╔══
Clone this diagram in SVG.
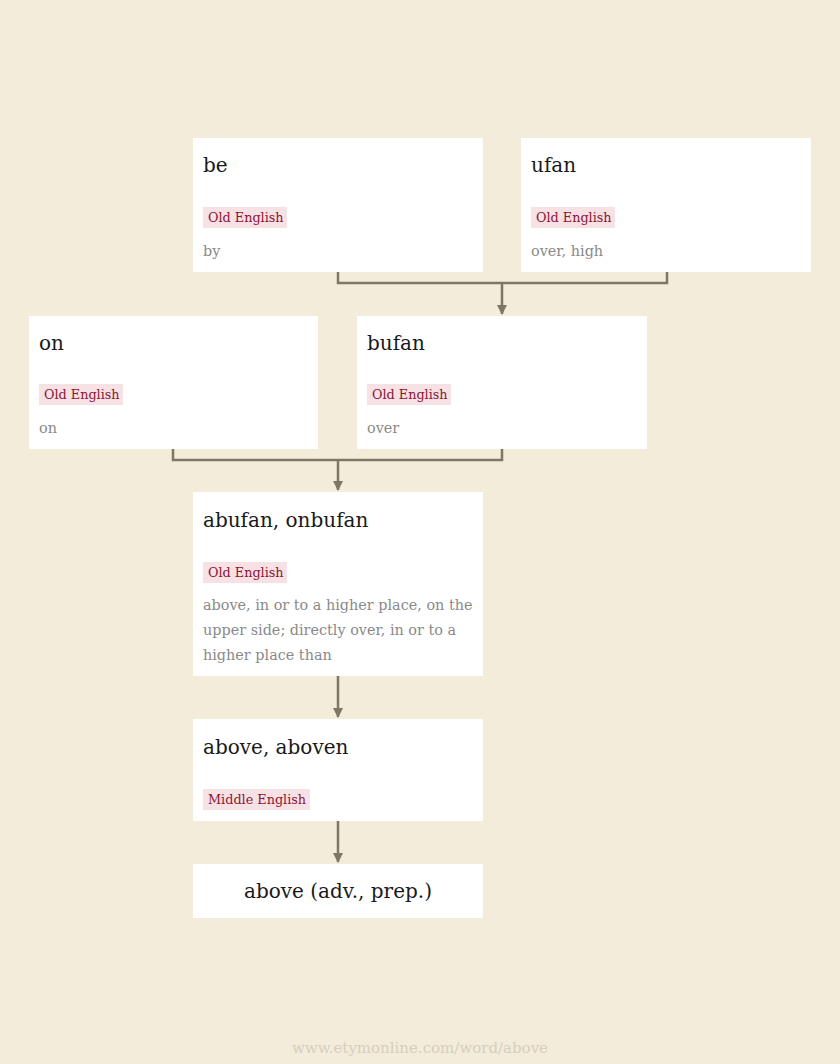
<svg xmlns="http://www.w3.org/2000/svg" width="840" height="1064" viewBox="0 0 840 1064">
<defs>
<style>
.box{fill:#ffffff}
.title{font-family:"DejaVu Serif","Liberation Serif",serif;font-size:20px;fill:#1a1a1a}
.tagbg{fill:#f6e1e5}
.tag{font-family:"DejaVu Serif","Liberation Serif",serif;font-size:12.8px;fill:#8c1433}
.gloss{font-family:"DejaVu Serif","Liberation Serif",serif;font-size:14.4px;fill:#8a8a8a}
.conn{fill:none;stroke:#7c7767;stroke-width:2.5}
.foot{font-family:"DejaVu Serif","Liberation Serif",serif;font-size:15px;fill:#d6cfbf}
</style>
<marker id="arr" viewBox="0 0 10 10" refX="9" refY="5" markerWidth="10" markerHeight="10" markerUnits="userSpaceOnUse" orient="auto">
<path d="M0,0 L10,5 L0,10 Z" fill="#7c7767"/>
</marker>
</defs>
<rect width="840" height="1064" fill="#f3ecda"/>
<g id="connectors">
<path class="conn" d="M338,272 V283 H667 V272"/>
<path class="conn" d="M502,283 V314" marker-end="url(#arr)"/>
<path class="conn" d="M173,449 V460 H502 V449"/>
<path class="conn" d="M338,460 V490" marker-end="url(#arr)"/>
<path class="conn" d="M338,676 V717" marker-end="url(#arr)"/>
<path class="conn" d="M338,821 V862" marker-end="url(#arr)"/>
</g>
<g id="node-be">
<rect class="box" x="193" y="138" width="290" height="134"/>
<text class="title" x="203" y="172">be</text>
<rect class="tagbg" x="203" y="207" width="84" height="21"/>
<text class="tag" x="208" y="222">Old English</text>
<text class="gloss" x="203" y="256">by</text>
</g>
<g id="node-ufan">
<rect class="box" x="521" y="138" width="290" height="134"/>
<text class="title" x="531" y="172">ufan</text>
<rect class="tagbg" x="531" y="207" width="84" height="21"/>
<text class="tag" x="536" y="222">Old English</text>
<text class="gloss" x="531" y="256">over, high</text>
</g>
<g id="node-on">
<rect class="box" x="29" y="316" width="289" height="133"/>
<text class="title" x="39" y="350">on</text>
<rect class="tagbg" x="39" y="384" width="84" height="21"/>
<text class="tag" x="44" y="399">Old English</text>
<text class="gloss" x="39" y="433">on</text>
</g>
<g id="node-bufan">
<rect class="box" x="357" y="316" width="290" height="133"/>
<text class="title" x="367" y="350">bufan</text>
<rect class="tagbg" x="367" y="384" width="84" height="21"/>
<text class="tag" x="372" y="399">Old English</text>
<text class="gloss" x="367" y="433">over</text>
</g>
<g id="node-abufan">
<rect class="box" x="193" y="492" width="290" height="184"/>
<text class="title" x="203" y="527">abufan, onbufan</text>
<rect class="tagbg" x="203" y="562" width="84" height="21"/>
<text class="tag" x="208" y="577">Old English</text>
<text class="gloss" x="203" y="610">above, in or to a higher place, on the</text>
<text class="gloss" x="203" y="635">upper side; directly over, in or to a</text>
<text class="gloss" x="203" y="660">higher place than</text>
</g>
<g id="node-aboven">
<rect class="box" x="193" y="719" width="290" height="102"/>
<text class="title" x="203" y="754">above, aboven</text>
<rect class="tagbg" x="203" y="789" width="107" height="21"/>
<text class="tag" x="208" y="804">Middle English</text>
</g>
<g id="node-above">
<rect class="box" x="193" y="864" width="290" height="54"/>
<text class="title" x="338" y="898" text-anchor="middle">above (adv., prep.)</text>
</g>
<text class="foot" x="420" y="1053" text-anchor="middle">www.etymonline.com/word/above</text>
</svg>
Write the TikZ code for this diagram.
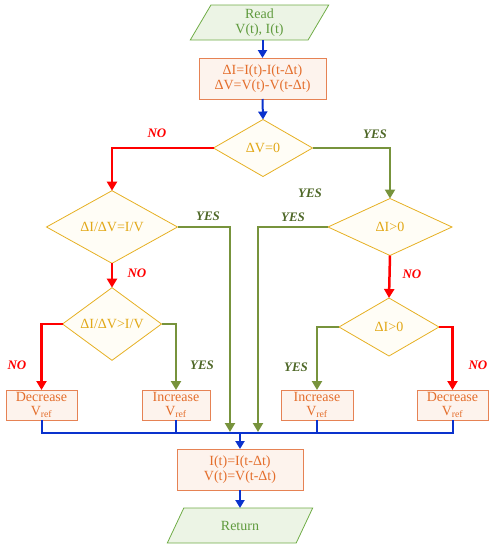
\documentclass[tikz,border=0pt]{standalone}
\usepackage{fontspec}
\setmainfont{Liberation Serif}
\usetikzlibrary{arrows.meta, positioning, shapes.geometric, calc}

\definecolor{ioline}{RGB}{112,173,71}
\definecolor{iofill}{RGB}{236,244,229}
\definecolor{iotext}{RGB}{96,155,62}
\definecolor{procline}{RGB}{230,130,84}
\definecolor{procfill}{RGB}{253,243,237}
\definecolor{proctext}{RGB}{228,110,44}
\definecolor{testline}{RGB}{230,176,34}
\definecolor{testfill}{RGB}{255,253,246}
\definecolor{testtext}{RGB}{226,168,24}
\definecolor{flowblue}{RGB}{10,50,205}
\definecolor{yesgreen}{RGB}{119,147,60}
\definecolor{yestext}{RGB}{79,104,40}
\definecolor{nored}{RGB}{255,0,0}

\begin{document}
\begin{tikzpicture}[
  x=1pt, y=-1pt,
  io/.style={trapezium, trapezium stretches=true, trapezium left angle=70, trapezium right angle=110, draw=ioline, fill=iofill, text=iotext, line width=0.8pt, minimum width=139pt, minimum height=35pt, align=center, inner sep=0pt, outer sep=0pt, font=\fontsize{14}{15.5}\selectfont},
  proc/.style={rectangle, draw=procline, fill=procfill, text=proctext, line width=0.8pt, align=center, inner sep=0pt, outer sep=0pt, font=\fontsize{14}{15.5}\selectfont},
  test/.style={diamond, draw=testline, fill=testfill, text=testtext, line width=0.8pt, inner sep=0pt, outer sep=0pt, font=\fontsize{14}{15.5}\selectfont},
  flow/.style={-{Triangle[length=8pt, width=9pt]}, line width=2pt, draw=flowblue},
  bus/.style={line width=2pt, draw=flowblue},
  yesline/.style={-{Triangle[length=9pt, width=10pt]}, line width=2.5pt, draw=yesgreen},
  noline/.style={-{Triangle[length=9pt, width=10pt]}, line width=2.5pt, draw=nored},
  yes/.style={font=\fontsize{13}{14}\selectfont\bfseries\itshape, text=yestext},
  no/.style={font=\fontsize{13}{14}\selectfont\bfseries\itshape, text=nored}
]
\useasboundingbox (0,0) rectangle (492,550);

% main column
\node[io] (read) at (259.5,22.5) {Read\\V(t), I(t)};
\node[proc, minimum width=127pt, minimum height=41pt] (calc) at (262.5,78.5) {ΔI=I(t)-I(t-Δt)\\ΔV=V(t)-V(t-Δt)};
\node[test, minimum width=99pt, minimum height=57pt] (dv0) at (263,148) {ΔV=0};

% left branch
\node[test, minimum width=131pt, minimum height=51pt] (eq) at (112,227) {ΔI/ΔV=I/V};
\node[test, minimum width=99pt, minimum height=54pt] (gt) at (112,324) {ΔI/ΔV>I/V};
\node[proc, minimum width=71pt, minimum height=30pt, font=\fontsize{14}{14}\selectfont] (dec1) at (41.5,405) {Decrease\\V\textsubscript{ref}};
\node[proc, minimum width=68pt, minimum height=30pt, font=\fontsize{14}{14}\selectfont] (inc1) at (176,405) {Increase\\V\textsubscript{ref}};

% right branch
\node[test, minimum width=124pt, minimum height=57pt] (di1) at (390,227) {ΔI>0};
\node[test, minimum width=100pt, minimum height=58pt] (di2) at (389,327) {ΔI>0};
\node[proc, minimum width=72pt, minimum height=30pt, font=\fontsize{14}{14}\selectfont] (inc2) at (317,405) {Increase\\V\textsubscript{ref}};
\node[proc, minimum width=71pt, minimum height=30pt, font=\fontsize{14}{14}\selectfont] (dec2) at (452.5,405) {Decrease\\V\textsubscript{ref}};

% bottom
\coordinate (busM) at (240,433);
\coordinate (j1) at (230,432);
\coordinate (j2) at (258,432);
\node[proc, minimum width=126pt, minimum height=41pt] (upd) at (240,469.5) {I(t)=I(t-Δt)\\V(t)=V(t-Δt)};
\node[io, trapezium left angle=59, trapezium right angle=121, minimum width=146pt, below=18pt of upd] (ret) {Return};

\draw[flow] (calc.north |- read.south) -- (calc.north);
\draw[flow] (calc.south) -- (dv0.north);

\draw[noline] (dv0.west) -| (eq.north);
\draw[yesline] (dv0.east) -| (di1.north);
\draw[yesline] (eq.east) -| (j1);
\draw[noline] (eq.south) -- (gt.north);
\draw[noline] (gt.west) -| (dec1.north);
\draw[yesline] (gt.east) -| (inc1.north);
\draw[yesline] (di1.west) -| (j2);
\draw[noline] (di1.south) -- (di2.north);
\draw[yesline] (di2.west) -| (inc2.north);
\draw[noline] (di2.east) -| (dec2.north);

\draw[bus] (dec1.south) |- (busM) -| (dec2.south);
\draw[bus] (inc1.south) -- (inc1.south |- busM);
\draw[bus] (inc2.south) -- (inc2.south |- busM);
\draw[flow] (busM) -- (upd.north);
\draw[flow] (upd.south) -- (ret.north);

\node[no] (l1) at (157,133) {NO};
\node[yes] (l2) at (375,134) {YES};
\node[yes] (l3) at (208,216) {YES};
\node[yes] (l4) at (310,193) {YES};
\node[yes] (l5) at (293,217) {YES};
\node[no] (l6) at (137,273) {NO};
\node[no] (l7) at (412,274) {NO};
\node[no] (l8) at (17,365) {NO};
\node[yes] (l9) at (202,365) {YES};
\node[yes] (l10) at (296,367) {YES};
\node[no] (l11) at (478,365) {NO};
\end{tikzpicture}
\end{document}
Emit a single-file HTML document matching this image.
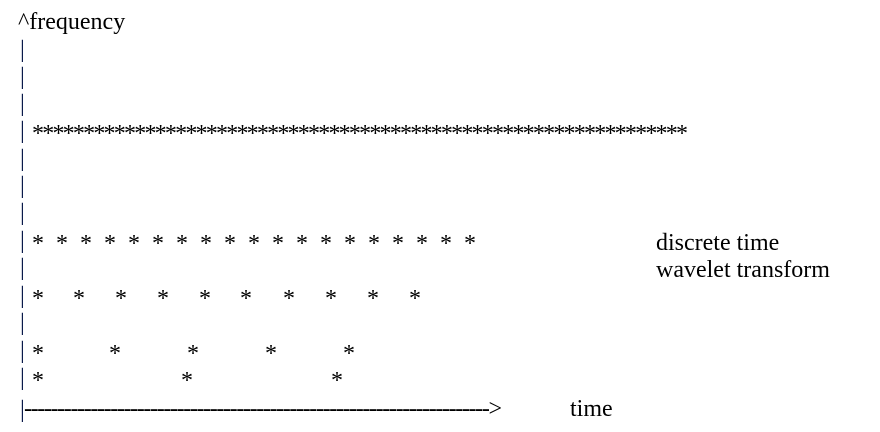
<!DOCTYPE html>
<html><head><meta charset="utf-8"><style>
html,body{margin:0;padding:0;background:#fff;}
svg{display:block;}
text{font-family:"Liberation Serif",serif;font-size:24px;fill:#000;}
.b{fill:#0a1a4a;}
</style></head><body>
<svg width="880" height="432" viewBox="0 0 880 432" xmlns="http://www.w3.org/2000/svg">
<text x="18" y="29">^frequency</text>
<g class="b">
<text class="b" x="20" y="57">|</text>
<text class="b" x="20" y="84">|</text>
<text class="b" x="20" y="111">|</text>
<text class="b" x="20" y="138">|</text>
<text class="b" x="20" y="166">|</text>
<text class="b" x="20" y="193">|</text>
<text class="b" x="20" y="220">|</text>
<text class="b" x="20" y="248">|</text>
<text class="b" x="20" y="275">|</text>
<text class="b" x="20" y="303">|</text>
<text class="b" x="20" y="330">|</text>
<text class="b" x="20" y="358">|</text>
<text class="b" x="20" y="385">|</text>
<text class="b" x="20" y="417">|</text>
</g>
<text x="32" y="141" textLength="656" lengthAdjust="spacing">****************************************************************</text>
<g>
<text x="32" y="251">*</text><text x="56" y="251">*</text><text x="80" y="251">*</text><text x="104" y="251">*</text><text x="128" y="251">*</text><text x="152" y="251">*</text><text x="176" y="251">*</text><text x="200" y="251">*</text><text x="224" y="251">*</text><text x="248" y="251">*</text><text x="272" y="251">*</text><text x="296" y="251">*</text><text x="320" y="251">*</text><text x="344" y="251">*</text><text x="368" y="251">*</text><text x="392" y="251">*</text><text x="416" y="251">*</text><text x="440" y="251">*</text><text x="464" y="251">*</text>
</g>
<g>
<text x="32" y="306">*</text><text x="73" y="306">*</text><text x="115" y="306">*</text><text x="157" y="306">*</text><text x="199" y="306">*</text><text x="240" y="306">*</text><text x="283" y="306">*</text><text x="325" y="306">*</text><text x="367" y="306">*</text><text x="409" y="306">*</text>
</g>
<g>
<text x="32" y="361">*</text><text x="109" y="361">*</text><text x="187" y="361">*</text><text x="265" y="361">*</text><text x="343" y="361">*</text>
</g>
<g>
<text x="32" y="388">*</text><text x="181" y="388">*</text><text x="331" y="388">*</text>
</g>
<text x="24" y="416" textLength="478" lengthAdjust="spacing">----------------------------------------------------------------------&gt;</text>
<text x="570" y="416">time</text>
<text x="656" y="250">discrete time</text>
<text x="656" y="277">wavelet transform</text>
</svg>
</body></html>
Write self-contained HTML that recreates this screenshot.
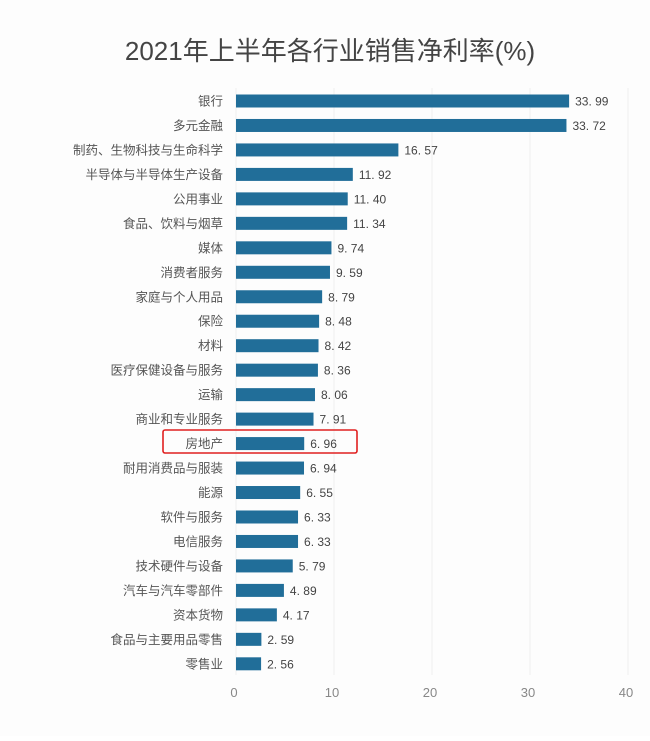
<!DOCTYPE html>
<html><head><meta charset="utf-8"><style>
body{margin:0;background:#fff;}
svg text{font-family:"Liberation Sans","Noto Sans CJK SC",sans-serif;}
</style></head><body>
<svg width="650" height="736" xmlns="http://www.w3.org/2000/svg">
<rect width="650" height="736" fill="#fdfdfd"/>
<text x="330" y="60" text-anchor="middle" font-size="26" fill="#444">2021年上半年各行业销售净利率(%)</text>
<g id="grid"></g><g id="bars"></g><g id="ticks"></g>
<rect x="163" y="430" width="194" height="23" rx="2" fill="none" stroke="#e02020" stroke-width="1.6"/>
</svg>
<script>
const categories=["银行","多元金融","制药、生物科技与生命科学","半导体与半导体生产设备","公用事业","食品、饮料与烟草","媒体","消费者服务","家庭与个人用品","保险","材料","医疗保健设备与服务","运输","商业和专业服务","房地产","耐用消费品与服装","能源","软件与服务","电信服务","技术硬件与设备","汽车与汽车零部件","资本货物","食品与主要用品零售","零售业"];
const values=[33.99,33.72,16.57,11.92,11.40,11.34,9.74,9.59,8.79,8.48,8.42,8.36,8.06,7.91,6.96,6.94,6.55,6.33,6.33,5.79,4.89,4.17,2.59,2.56];
const ticks=[0,10,20,30,40];
const NS="http://www.w3.org/2000/svg";
const x=v=>236+v*9.8;
const y=i=>101+i*24.47;
function mk(t,a,p){const e=document.createElementNS(NS,t);for(const k in a)e.setAttribute(k,a[k]);document.getElementById(p).appendChild(e);return e;}
ticks.forEach(t=>{
 const l=mk('line',{x1:x(t),x2:x(t),y1:88,y2:675,stroke:'#f0f0f0','stroke-width':1},'grid');
 
 
 const tx=mk('text',{x:x(t)-2,y:697,'text-anchor':'middle','font-size':13,fill:'#888','font-family':'Liberation Serif, serif'},'ticks');
 tx.textContent=t;
 
 
});
categories.forEach((c,i)=>{
 const cy=y(i);
 const r=mk('rect',{x:x(0),y:cy-6.5,width:x(values[i])-x(0),height:13,fill:'#216e99'},'bars');
 
 
 const lb=mk('text',{x:223,y:cy+4.5,'text-anchor':'end','font-size':12.5,fill:'#555'},'bars');
 lb.textContent=c;
 
 
 const vl=mk('text',{x:x(values[i])+6,y:cy+4.5,'font-size':12,fill:'#444','font-family':'Liberation Serif, serif'},'bars');
 vl.textContent=values[i].toFixed(2).replace('.','. ');
 
 
});
</script>
</body></html>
╚══
What needs to be done - Give again, word for word, the lines from the one that contains "Write the TikZ code for this diagram." to the one that contains "(0,0) rectangle (492,550);", both included. Omit the pictures.

In response -
Write the TikZ code for this diagram.
\documentclass[tikz,border=0pt]{standalone}
\usepackage{fontspec}
\setmainfont{Liberation Serif}
\usetikzlibrary{arrows.meta, positioning, shapes.geometric, calc}

\definecolor{ioline}{RGB}{112,173,71}
\definecolor{iofill}{RGB}{236,244,229}
\definecolor{iotext}{RGB}{96,155,62}
\definecolor{procline}{RGB}{230,130,84}
\definecolor{procfill}{RGB}{253,243,237}
\definecolor{proctext}{RGB}{228,110,44}
\definecolor{testline}{RGB}{230,176,34}
\definecolor{testfill}{RGB}{255,253,246}
\definecolor{testtext}{RGB}{226,168,24}
\definecolor{flowblue}{RGB}{10,50,205}
\definecolor{yesgreen}{RGB}{119,147,60}
\definecolor{yestext}{RGB}{79,104,40}
\definecolor{nored}{RGB}{255,0,0}

\begin{document}
\begin{tikzpicture}[
  x=1pt, y=-1pt,
  io/.style={trapezium, trapezium stretches=true, trapezium left angle=70, trapezium right angle=110, draw=ioline, fill=iofill, text=iotext, line width=0.8pt, minimum width=139pt, minimum height=35pt, align=center, inner sep=0pt, outer sep=0pt, font=\fontsize{14}{15.5}\selectfont},
  proc/.style={rectangle, draw=procline, fill=procfill, text=proctext, line width=0.8pt, align=center, inner sep=0pt, outer sep=0pt, font=\fontsize{14}{15.5}\selectfont},
  test/.style={diamond, draw=testline, fill=testfill, text=testtext, line width=0.8pt, inner sep=0pt, outer sep=0pt, font=\fontsize{14}{15.5}\selectfont},
  flow/.style={-{Triangle[length=8pt, width=9pt]}, line width=2pt, draw=flowblue},
  bus/.style={line width=2pt, draw=flowblue},
  yesline/.style={-{Triangle[length=9pt, width=10pt]}, line width=2.5pt, draw=yesgreen},
  noline/.style={-{Triangle[length=9pt, width=10pt]}, line width=2.5pt, draw=nored},
  yes/.style={font=\fontsize{13}{14}\selectfont\bfseries\itshape, text=yestext},
  no/.style={font=\fontsize{13}{14}\selectfont\bfseries\itshape, text=nored}
]
\useasboundingbox (0,0) rectangle (492,550);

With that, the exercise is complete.